■ Work to do ■
Pick out each line of the records in which the word "draws" appears.

# start of Data for the task

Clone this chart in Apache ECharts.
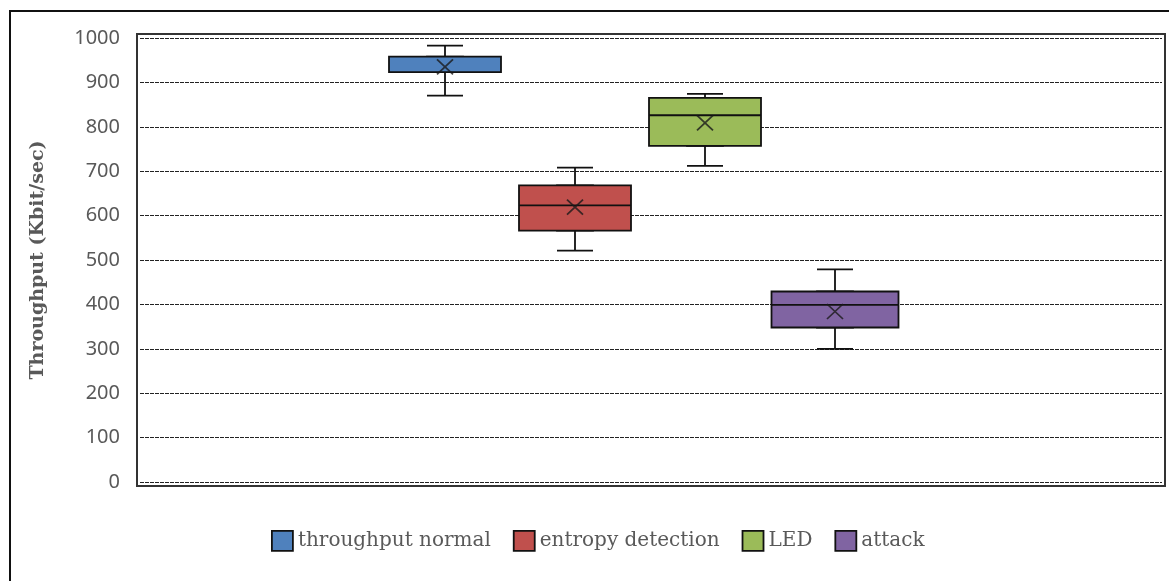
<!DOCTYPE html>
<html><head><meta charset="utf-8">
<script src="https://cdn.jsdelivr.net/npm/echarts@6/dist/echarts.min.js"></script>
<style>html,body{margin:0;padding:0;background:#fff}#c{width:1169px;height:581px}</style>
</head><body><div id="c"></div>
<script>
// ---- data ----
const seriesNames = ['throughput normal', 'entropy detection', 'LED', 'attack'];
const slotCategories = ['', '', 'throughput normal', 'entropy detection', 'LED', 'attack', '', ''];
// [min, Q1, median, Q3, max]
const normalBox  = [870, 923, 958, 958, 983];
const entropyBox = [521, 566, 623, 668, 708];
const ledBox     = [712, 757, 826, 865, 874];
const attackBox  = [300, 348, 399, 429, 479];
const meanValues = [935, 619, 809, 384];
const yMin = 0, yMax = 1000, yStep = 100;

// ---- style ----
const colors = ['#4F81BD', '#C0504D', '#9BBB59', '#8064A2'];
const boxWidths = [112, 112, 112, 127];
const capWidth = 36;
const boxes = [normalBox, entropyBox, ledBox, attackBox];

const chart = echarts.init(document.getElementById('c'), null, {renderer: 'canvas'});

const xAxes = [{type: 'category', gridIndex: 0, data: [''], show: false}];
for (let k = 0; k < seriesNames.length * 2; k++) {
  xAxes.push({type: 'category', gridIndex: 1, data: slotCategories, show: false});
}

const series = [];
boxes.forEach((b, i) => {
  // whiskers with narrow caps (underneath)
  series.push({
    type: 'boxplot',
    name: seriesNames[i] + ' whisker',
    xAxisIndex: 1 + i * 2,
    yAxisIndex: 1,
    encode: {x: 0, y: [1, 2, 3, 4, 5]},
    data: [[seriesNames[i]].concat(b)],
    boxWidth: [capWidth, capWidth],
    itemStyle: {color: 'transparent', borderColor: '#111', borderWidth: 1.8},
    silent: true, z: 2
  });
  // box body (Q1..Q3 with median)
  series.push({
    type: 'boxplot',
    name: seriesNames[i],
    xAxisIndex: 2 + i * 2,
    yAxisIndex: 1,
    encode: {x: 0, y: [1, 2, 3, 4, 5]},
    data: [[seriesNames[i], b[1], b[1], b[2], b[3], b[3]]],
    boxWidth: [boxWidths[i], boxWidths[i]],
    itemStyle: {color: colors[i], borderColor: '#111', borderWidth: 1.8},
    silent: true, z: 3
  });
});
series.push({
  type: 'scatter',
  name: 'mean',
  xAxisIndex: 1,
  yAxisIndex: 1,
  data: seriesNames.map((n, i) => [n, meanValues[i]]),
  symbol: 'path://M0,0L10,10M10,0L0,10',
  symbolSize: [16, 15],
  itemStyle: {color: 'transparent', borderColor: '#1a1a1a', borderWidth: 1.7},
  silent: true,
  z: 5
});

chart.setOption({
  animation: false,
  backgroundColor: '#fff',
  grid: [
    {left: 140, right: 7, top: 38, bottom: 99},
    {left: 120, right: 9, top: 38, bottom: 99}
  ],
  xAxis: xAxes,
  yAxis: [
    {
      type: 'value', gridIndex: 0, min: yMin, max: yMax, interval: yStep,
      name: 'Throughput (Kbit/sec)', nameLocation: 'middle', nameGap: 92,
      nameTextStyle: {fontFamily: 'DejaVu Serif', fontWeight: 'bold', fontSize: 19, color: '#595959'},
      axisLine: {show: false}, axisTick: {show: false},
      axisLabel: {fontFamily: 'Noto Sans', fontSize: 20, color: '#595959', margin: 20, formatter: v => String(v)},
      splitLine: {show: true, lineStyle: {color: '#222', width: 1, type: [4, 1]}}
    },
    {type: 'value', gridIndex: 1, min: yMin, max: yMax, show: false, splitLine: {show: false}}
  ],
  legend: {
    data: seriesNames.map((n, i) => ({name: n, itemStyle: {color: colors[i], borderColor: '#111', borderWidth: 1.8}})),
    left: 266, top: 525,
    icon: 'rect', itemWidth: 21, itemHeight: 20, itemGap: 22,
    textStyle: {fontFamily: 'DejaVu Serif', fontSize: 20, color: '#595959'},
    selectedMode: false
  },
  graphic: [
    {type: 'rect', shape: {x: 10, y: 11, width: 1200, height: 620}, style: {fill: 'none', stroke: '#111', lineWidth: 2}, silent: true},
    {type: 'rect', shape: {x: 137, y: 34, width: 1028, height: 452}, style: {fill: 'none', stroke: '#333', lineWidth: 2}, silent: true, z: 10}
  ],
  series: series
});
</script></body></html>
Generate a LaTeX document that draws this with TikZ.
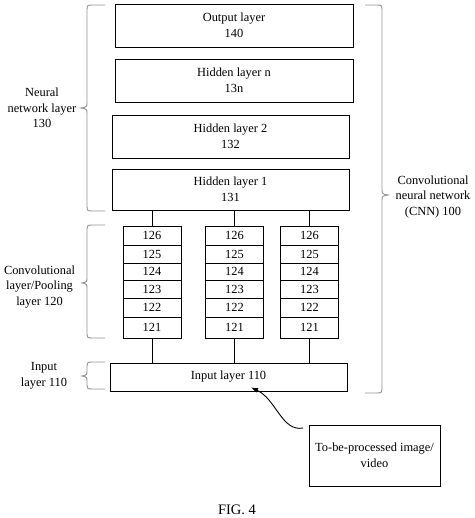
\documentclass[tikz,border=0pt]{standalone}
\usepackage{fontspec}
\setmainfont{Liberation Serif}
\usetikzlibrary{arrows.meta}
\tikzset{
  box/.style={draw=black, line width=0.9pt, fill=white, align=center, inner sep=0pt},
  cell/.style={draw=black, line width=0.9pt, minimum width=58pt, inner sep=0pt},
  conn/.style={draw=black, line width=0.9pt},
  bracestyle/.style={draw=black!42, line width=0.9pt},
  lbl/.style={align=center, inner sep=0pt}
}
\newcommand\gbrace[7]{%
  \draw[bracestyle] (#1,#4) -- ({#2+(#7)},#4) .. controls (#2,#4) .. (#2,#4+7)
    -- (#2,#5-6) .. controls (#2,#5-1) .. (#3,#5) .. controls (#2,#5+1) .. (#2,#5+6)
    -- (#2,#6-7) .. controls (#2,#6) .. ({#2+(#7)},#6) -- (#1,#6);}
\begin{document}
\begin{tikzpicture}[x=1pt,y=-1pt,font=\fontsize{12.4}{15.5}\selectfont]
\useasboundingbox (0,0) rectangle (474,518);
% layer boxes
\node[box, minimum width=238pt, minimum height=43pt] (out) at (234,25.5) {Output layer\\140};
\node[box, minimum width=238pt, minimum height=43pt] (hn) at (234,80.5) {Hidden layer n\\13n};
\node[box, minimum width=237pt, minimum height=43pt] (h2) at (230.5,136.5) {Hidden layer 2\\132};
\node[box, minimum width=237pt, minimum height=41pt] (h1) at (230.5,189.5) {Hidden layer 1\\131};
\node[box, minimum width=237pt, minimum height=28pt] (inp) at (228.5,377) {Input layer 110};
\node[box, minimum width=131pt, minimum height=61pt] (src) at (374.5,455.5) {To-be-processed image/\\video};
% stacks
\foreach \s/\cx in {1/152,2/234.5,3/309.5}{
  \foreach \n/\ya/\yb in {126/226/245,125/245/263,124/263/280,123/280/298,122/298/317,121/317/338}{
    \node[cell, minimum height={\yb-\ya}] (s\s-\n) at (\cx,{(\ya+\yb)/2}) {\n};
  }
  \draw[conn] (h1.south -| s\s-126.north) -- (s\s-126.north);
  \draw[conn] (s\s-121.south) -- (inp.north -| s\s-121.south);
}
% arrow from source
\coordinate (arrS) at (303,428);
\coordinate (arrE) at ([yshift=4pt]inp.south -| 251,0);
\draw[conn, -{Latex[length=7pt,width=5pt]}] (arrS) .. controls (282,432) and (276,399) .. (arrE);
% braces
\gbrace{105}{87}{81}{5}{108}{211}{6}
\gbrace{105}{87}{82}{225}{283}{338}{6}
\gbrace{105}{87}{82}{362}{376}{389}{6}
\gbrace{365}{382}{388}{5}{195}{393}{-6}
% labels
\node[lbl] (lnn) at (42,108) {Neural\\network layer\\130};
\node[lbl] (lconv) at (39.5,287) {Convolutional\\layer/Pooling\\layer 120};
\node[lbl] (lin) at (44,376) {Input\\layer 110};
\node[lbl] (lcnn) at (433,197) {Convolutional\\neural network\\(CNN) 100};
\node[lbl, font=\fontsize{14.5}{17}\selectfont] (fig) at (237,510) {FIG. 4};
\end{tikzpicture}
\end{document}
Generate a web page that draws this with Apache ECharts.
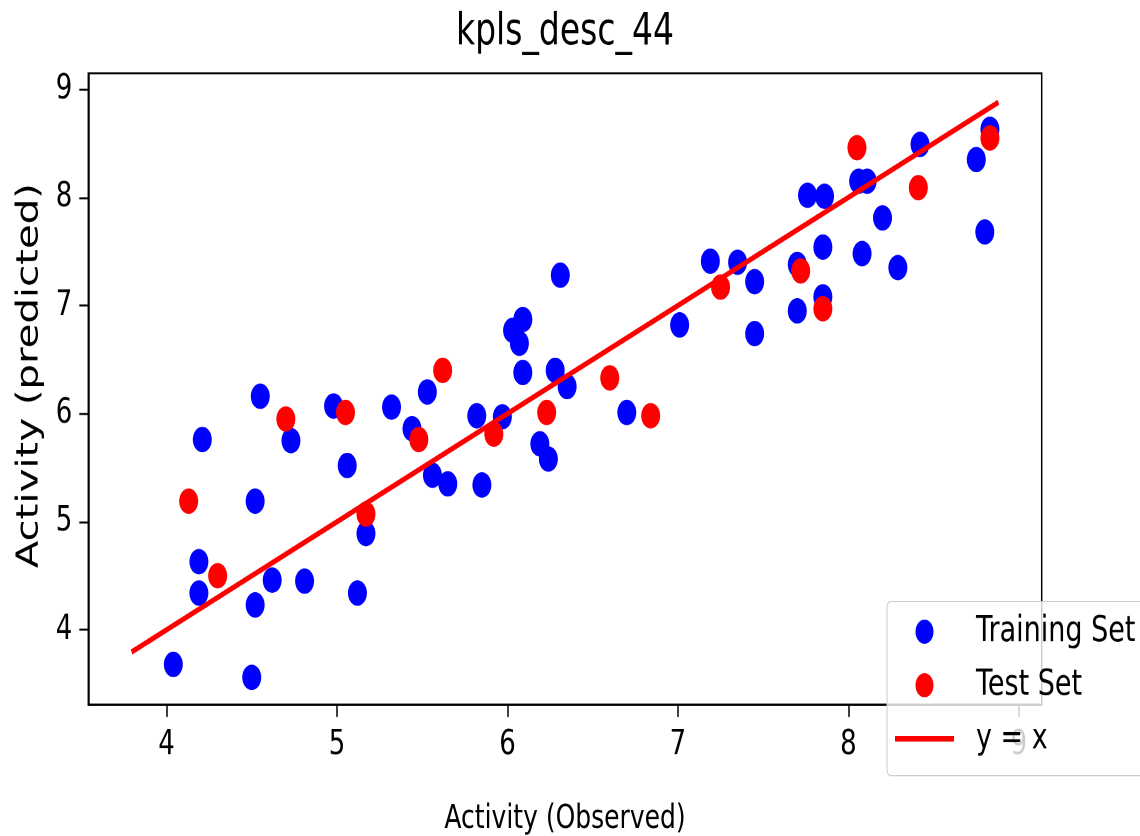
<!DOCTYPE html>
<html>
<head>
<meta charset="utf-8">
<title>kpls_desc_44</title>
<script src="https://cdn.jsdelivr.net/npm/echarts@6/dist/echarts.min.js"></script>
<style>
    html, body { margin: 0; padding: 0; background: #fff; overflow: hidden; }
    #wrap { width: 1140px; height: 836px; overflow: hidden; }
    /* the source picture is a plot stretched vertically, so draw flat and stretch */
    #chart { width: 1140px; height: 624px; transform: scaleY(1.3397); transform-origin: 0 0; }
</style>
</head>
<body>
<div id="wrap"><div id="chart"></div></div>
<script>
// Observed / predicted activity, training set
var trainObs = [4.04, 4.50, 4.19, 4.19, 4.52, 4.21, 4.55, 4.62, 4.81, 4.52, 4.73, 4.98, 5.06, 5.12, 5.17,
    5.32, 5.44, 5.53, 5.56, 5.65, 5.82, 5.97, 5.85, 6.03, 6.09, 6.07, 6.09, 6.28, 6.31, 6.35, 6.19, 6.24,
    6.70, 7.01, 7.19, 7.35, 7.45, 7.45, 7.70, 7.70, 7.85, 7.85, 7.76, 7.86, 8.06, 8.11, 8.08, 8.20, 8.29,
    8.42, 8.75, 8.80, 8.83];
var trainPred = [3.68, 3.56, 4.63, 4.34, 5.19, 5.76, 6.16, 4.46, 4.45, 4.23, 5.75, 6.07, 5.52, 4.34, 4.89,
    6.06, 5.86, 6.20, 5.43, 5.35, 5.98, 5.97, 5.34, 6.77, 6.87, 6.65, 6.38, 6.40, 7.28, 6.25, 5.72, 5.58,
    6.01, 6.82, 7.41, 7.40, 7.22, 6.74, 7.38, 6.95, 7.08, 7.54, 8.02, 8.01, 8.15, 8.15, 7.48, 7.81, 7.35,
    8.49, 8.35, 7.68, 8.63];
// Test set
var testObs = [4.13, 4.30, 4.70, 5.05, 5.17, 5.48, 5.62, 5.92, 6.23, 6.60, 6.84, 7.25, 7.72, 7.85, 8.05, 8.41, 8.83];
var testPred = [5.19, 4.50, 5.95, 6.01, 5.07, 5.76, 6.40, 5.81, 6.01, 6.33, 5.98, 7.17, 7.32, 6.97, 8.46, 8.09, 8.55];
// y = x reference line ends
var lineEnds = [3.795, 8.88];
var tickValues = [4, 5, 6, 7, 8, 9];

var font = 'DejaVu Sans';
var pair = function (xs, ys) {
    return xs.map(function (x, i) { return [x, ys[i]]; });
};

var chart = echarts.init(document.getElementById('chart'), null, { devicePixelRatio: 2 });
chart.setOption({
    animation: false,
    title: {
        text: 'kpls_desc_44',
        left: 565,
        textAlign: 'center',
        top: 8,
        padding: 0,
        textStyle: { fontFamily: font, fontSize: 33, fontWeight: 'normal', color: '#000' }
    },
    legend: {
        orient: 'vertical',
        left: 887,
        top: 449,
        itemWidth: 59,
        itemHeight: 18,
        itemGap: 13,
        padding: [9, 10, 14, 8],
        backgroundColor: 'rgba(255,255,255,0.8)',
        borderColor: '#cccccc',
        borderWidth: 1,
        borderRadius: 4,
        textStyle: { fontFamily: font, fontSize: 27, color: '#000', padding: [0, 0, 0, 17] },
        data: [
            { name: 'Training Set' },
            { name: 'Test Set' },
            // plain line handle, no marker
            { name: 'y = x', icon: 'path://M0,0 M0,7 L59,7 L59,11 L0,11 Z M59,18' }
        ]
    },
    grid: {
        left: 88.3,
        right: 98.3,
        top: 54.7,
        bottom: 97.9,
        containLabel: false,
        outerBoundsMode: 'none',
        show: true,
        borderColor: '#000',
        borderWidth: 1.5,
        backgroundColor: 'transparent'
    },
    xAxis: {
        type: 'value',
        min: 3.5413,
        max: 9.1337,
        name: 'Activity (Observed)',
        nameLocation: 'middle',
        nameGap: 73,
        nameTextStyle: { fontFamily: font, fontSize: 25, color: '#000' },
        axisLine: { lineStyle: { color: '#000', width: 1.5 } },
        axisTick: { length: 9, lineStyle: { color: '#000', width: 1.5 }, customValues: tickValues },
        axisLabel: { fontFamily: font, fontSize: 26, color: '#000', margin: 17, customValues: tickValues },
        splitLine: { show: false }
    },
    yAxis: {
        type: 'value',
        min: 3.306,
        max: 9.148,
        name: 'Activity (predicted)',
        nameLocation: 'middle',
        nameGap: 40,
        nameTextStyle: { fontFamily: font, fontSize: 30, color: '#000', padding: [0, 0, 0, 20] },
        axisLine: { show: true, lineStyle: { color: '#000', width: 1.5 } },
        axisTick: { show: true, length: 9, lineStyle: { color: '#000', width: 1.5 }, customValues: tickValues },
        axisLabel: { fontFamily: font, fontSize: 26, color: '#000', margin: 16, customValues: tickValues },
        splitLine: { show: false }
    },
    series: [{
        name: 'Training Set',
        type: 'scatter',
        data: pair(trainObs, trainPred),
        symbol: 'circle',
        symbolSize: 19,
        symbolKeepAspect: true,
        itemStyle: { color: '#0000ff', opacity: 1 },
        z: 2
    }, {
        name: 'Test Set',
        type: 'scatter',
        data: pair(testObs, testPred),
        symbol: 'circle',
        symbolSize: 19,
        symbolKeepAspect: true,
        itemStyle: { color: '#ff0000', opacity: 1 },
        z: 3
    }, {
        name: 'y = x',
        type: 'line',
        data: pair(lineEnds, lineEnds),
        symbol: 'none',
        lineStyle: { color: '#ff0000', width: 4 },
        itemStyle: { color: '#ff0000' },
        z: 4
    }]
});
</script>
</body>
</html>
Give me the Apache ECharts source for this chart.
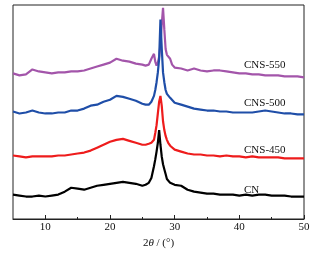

# end of Data for the task

■ Exercise answer ■
Generate a LaTeX document that draws this with TikZ.
Generate a web page that draws this with Apache ECharts.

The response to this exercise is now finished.